Un ministre, favorable à un référendum à questions multiples mais plutôt en juin voire en septembre, a insisté cette semaine sur le défi logistique que poserait ce double vote. Sans oublier qu'il risquerait de parasiter les enjeux européens si chers à Emmanuel Macron. Sur Twitter, Matthieu Orphelin, député LREM, estime qu'un référendum "sur 4 ou 5 questions clefs" sorties du grand débat serait "une excellente chose", mais sa tenue le jour des européennes ne lui semble "pas du tout opportun[e]. Il faut de la clarté et ne pas tout mélanger". "Cela ne doit pas être l'occasion d'un 'ball-trap' contre le président", prévient aussi dans le JDD l'un de ses proches, l'avocat Jean-Pierre Mignard.
Le chef de l'Etat, lui-même, a estimé dimanche dernier qu'un référendum risquait davantage de "déchirer" que d'"éclairer", lui préférant le concept de "délibération permanente". Jeudi, il a cependant confié à plusieurs journalistes que la question "fera partie des sujets discutés" et "doit être cogitée". "Il n'y a aucun tabou, aucun interdit pour le chef de l'État, mais il faut évidemment attendre la fin du débat avant d'envisager quoi que ce soit", souligne le ministre Sébastien Lecornu, coanimateur du "grand débat national", dans Ouest France dimanche. Selon un élu LR, la décision d'organiser une consultation dès le 26 mai doit pourtant être prise très rapidement, dès la semaine prochaine, "car il y a des délais incompressibles".
Emmanuel Macron aura l'occasion d'aborder le sujet avec les chefs des groupes représentés à l'Assemblée nationale, au Sénat et au Parlement européen, qu'il recevra tout au long de la semaine.
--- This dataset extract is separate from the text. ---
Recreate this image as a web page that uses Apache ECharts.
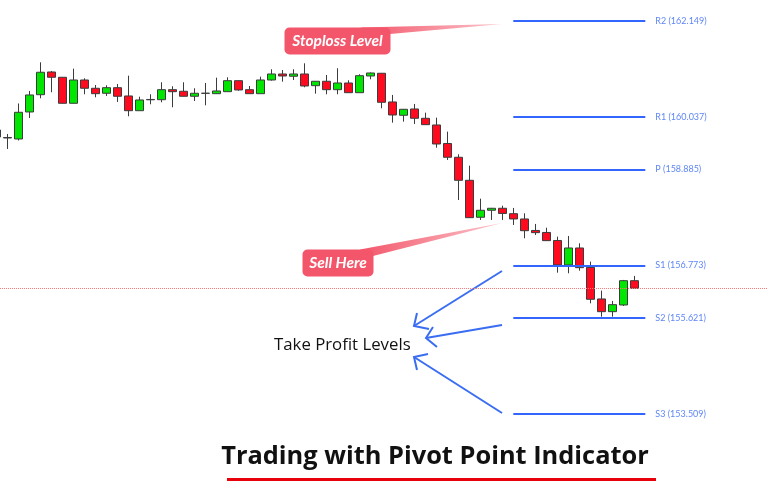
<!DOCTYPE html>
<html>
<head>
<meta charset="utf-8">
<script src="https://cdn.jsdelivr.net/npm/echarts@6/dist/echarts.min.js"></script>
<style>html,body{margin:0;padding:0;background:#fff;}</style>
</head>
<body>
<div id="main" style="width:768px;height:499px;"></div>
<script type="text/javascript">
// candles (oldest first)
var opens = [159.753,159.588,159.555,160.149,160.529,161.028,160.912,160.340,160.852,160.670,
  160.560,160.683,160.501,160.177,160.424,160.419,160.639,160.604,160.494,160.562,
  160.551,160.595,160.837,160.639,160.551,160.852,160.984,160.934,160.984,160.727,
  160.824,160.639,160.786,160.573,160.940,161.000,160.369,160.076,160.215,160.010,
  159.863,159.456,159.153,158.647,157.834,157.988,158.032,157.913,157.797,157.544,
  157.500,157.324,156.786,157.159,156.731,156.038,155.759,155.906,156.440];
var closes = [159.599,159.577,160.142,160.523,161.022,160.912,160.340,160.852,160.670,160.551,
  160.683,160.494,160.177,160.413,160.417,160.639,160.595,160.494,160.560,160.558,
  160.611,160.837,160.633,160.551,160.852,160.984,160.940,160.984,160.720,160.824,
  160.639,160.786,160.573,160.947,161.006,160.362,160.083,160.208,160.010,159.870,
  159.445,159.153,158.647,157.825,157.988,158.032,157.918,157.797,157.539,157.496,
  157.320,156.786,157.159,156.726,156.031,155.759,155.913,156.440,156.273];
var highs = [159.797,159.665,160.336,160.611,161.241,161.050,160.918,161.101,160.890,160.742,
  160.736,160.764,160.947,160.485,160.538,160.802,160.714,160.802,160.670,160.786,
  160.903,160.912,160.841,160.720,160.925,161.088,161.072,161.088,161.219,160.830,
  160.962,161.110,160.846,160.978,161.017,161.006,160.523,160.215,160.325,160.134,
  160.024,159.716,159.219,158.968,158.243,158.039,158.089,158.039,157.922,157.687,
  157.605,157.408,157.423,157.262,156.858,156.221,155.994,156.456,156.544];
var lows = [159.555,159.335,159.522,160.017,160.450,160.582,160.336,160.336,160.538,160.472,
  160.501,160.369,160.054,160.177,160.318,160.362,160.252,160.490,160.391,160.296,
  160.545,160.595,160.617,160.545,160.551,160.837,160.815,160.852,160.692,160.551,
  160.538,160.538,160.567,160.573,160.868,160.230,159.914,159.936,159.885,159.863,
  159.364,159.094,158.214,157.819,157.775,157.775,157.775,157.665,157.372,157.445,
  157.313,156.616,156.603,156.660,155.943,155.649,155.649,155.884,156.269];

// pivot levels
var pivotNames = ['R2','R1','P','S1','S2','S3'];
var pivotValues = [162.149,160.037,158.885,156.773,155.621,153.509];
var pivotFrom = 47, pivotTo = 59;
var lastPrice = 156.273;

// bar index -> [index, open, close, low, high]
var kdata = [];
for (var i = 0; i < opens.length; i++) {
  kdata.push([i, opens[i], closes[i], lows[i], highs[i]]);
}

var pivotLines = [];
for (var i = 0; i < pivotNames.length; i++) {
  pivotLines.push([
    {coord: [pivotFrom, pivotValues[i]]},
    {coord: [pivotTo, pivotValues[i]],
     label: {formatter: pivotNames[i] + ' (' + pivotValues[i].toFixed(3) + ')'}}
  ]);
}
pivotLines.push({yAxis: lastPrice, label: {show: false},
  lineStyle: {type: 'dotted', color: '#ff7b7b', width: 1}});

var pink = '#f3566a';
var blue = '#3a6df2';

var myChart = echarts.init(document.getElementById('main'));
var option = {
  animation: false,
  backgroundColor: '#fff',
  grid: {left: 0, right: 0, top: 21, bottom: 85},
  xAxis: {
    type: 'value', min: 0.336, max: 70.155,
    axisLine: {show: false}, axisTick: {show: false}, axisLabel: {show: false}, splitLine: {show: false}
  },
  yAxis: {
    type: 'value', min: 153.509, max: 162.149, scale: true,
    axisLine: {show: false}, axisTick: {show: false}, axisLabel: {show: false}, splitLine: {show: false}
  },
  series: [{
    type: 'candlestick',
    data: kdata,
    encode: {x: 0, y: [1, 2, 3, 4]},
    clip: false,
    barWidth: 8,
    itemStyle: {
      color: '#00e600', color0: '#ff0a1f',
      borderColor: '#3c3c3c', borderColor0: '#3c3c3c', borderWidth: 1
    },
    markLine: {
      silent: true,
      symbol: ['none', 'none'],
      lineStyle: {type: 'solid', color: '#3366ff', width: 2},
      label: {show: true, position: 'end', distance: 10, color: '#5f86f7',
        fontSize: 9, fontFamily: 'Lato'},
      data: pivotLines
    }
  }],
  graphic: [
    // stoploss callout
    {type: 'polygon', shape: {points: [[360, 27.5], [502, 24], [390, 34]]},
     style: {fill: new echarts.graphic.LinearGradient(0, 0, 1, 0,
       [{offset: 0, color: pink}, {offset: 1, color: 'rgba(243,86,106,0.35)'}])}},
    {type: 'rect', shape: {x: 284.5, y: 27.5, width: 106, height: 27, r: 5}, style: {fill: pink}},
    {type: 'text', x: 337.5, y: 41, style: {text: 'Stoploss Level', fill: '#fff',
      font: 'italic bold 15.5px Lato', align: 'center', verticalAlign: 'middle'}},
    // sell callout
    {type: 'polygon', shape: {points: [[360, 249.5], [502, 223], [373, 256]]},
     style: {fill: new echarts.graphic.LinearGradient(0, 0, 1, 0,
       [{offset: 0, color: pink}, {offset: 1, color: 'rgba(243,86,106,0.35)'}])}},
    {type: 'rect', shape: {x: 302.5, y: 249.5, width: 71, height: 27, r: 5}, style: {fill: pink}},
    {type: 'text', x: 338, y: 263, style: {text: 'Sell Here', fill: '#fff',
      font: 'italic bold 15.5px Lato', align: 'center', verticalAlign: 'middle'}},
    // take profit arrows
    {type: 'polyline', shape: {points: [[502, 271], [414, 326]]}, style: {stroke: blue, lineWidth: 2}},
    {type: 'polyline', shape: {points: [[417, 313], [414, 326], [429, 329]]}, style: {stroke: blue, lineWidth: 2, fill: null}},
    {type: 'polyline', shape: {points: [[502, 325], [426, 338]]}, style: {stroke: blue, lineWidth: 2}},
    {type: 'polyline', shape: {points: [[433, 327], [426, 338], [437, 347]]}, style: {stroke: blue, lineWidth: 2, fill: null}},
    {type: 'polyline', shape: {points: [[502, 413], [414, 357]]}, style: {stroke: blue, lineWidth: 2}},
    {type: 'polyline', shape: {points: [[428, 354], [414, 357], [417, 370]]}, style: {stroke: blue, lineWidth: 2, fill: null}},
    {type: 'text', x: 274, y: 345, style: {text: 'Take Profit Levels', fill: '#111',
      font: '16.8px "Open Sans"', align: 'left', verticalAlign: 'middle'}},
    // title
    {type: 'text', x: 435, y: 457, style: {text: 'Trading with Pivot Point Indicator', fill: '#111',
      font: 'bold 25.4px "Open Sans"', align: 'center', verticalAlign: 'middle'}},
    {type: 'line', shape: {x1: 227, y1: 479.5, x2: 656, y2: 479.5}, style: {stroke: '#e8000b', lineWidth: 3}}
  ]
};
myChart.setOption(option);
</script>
</body>
</html>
Gilles Le Gendre, patron des députés LREM, et Christian Jacob, président du groupe LR sont les premiers à être conviés à l'Elysée lundi matin. Jean-Luc Mélenchon (LFI) et Marine Le Pen (RN) seront reçus mercredi.
Une "manœuvre" pour "détourner l'attention"
L'opposition, déjà, est très critique vis-à-vis de cette initiative. La cheffe du Rassemblement national a vu dimanche une "manœuvre" d'Emmanuel Macron pour "détourner l'attention" des élections européennes dans l'hypothèse d'un référendum organisé le même jour. "Tout cela est complément bidon. Il va recycler sa réforme constitutionnelle", a ajouté Marine Le Pen qui milite, une fois la proportionnelle instaurée, pour une dissolution de l'Assemblée nationale, un scénario écarté par Emmanuel Macron.
Le patron des Républicains Laurent Wauquiez a lui jugé au micro d'Europe 1 qu'Emmanuel Macron prend "un grand risque" s'il décide d'organiser un référendum limité aux seules questions institutionnelles et portant sur des sujets "très coupés des préoccupations et des priorités des Français". En parallèle de ses échanges avec les responsables politiques, Emmanuel Macron tiendra cette semaine ses cinquième et sixième débats publics.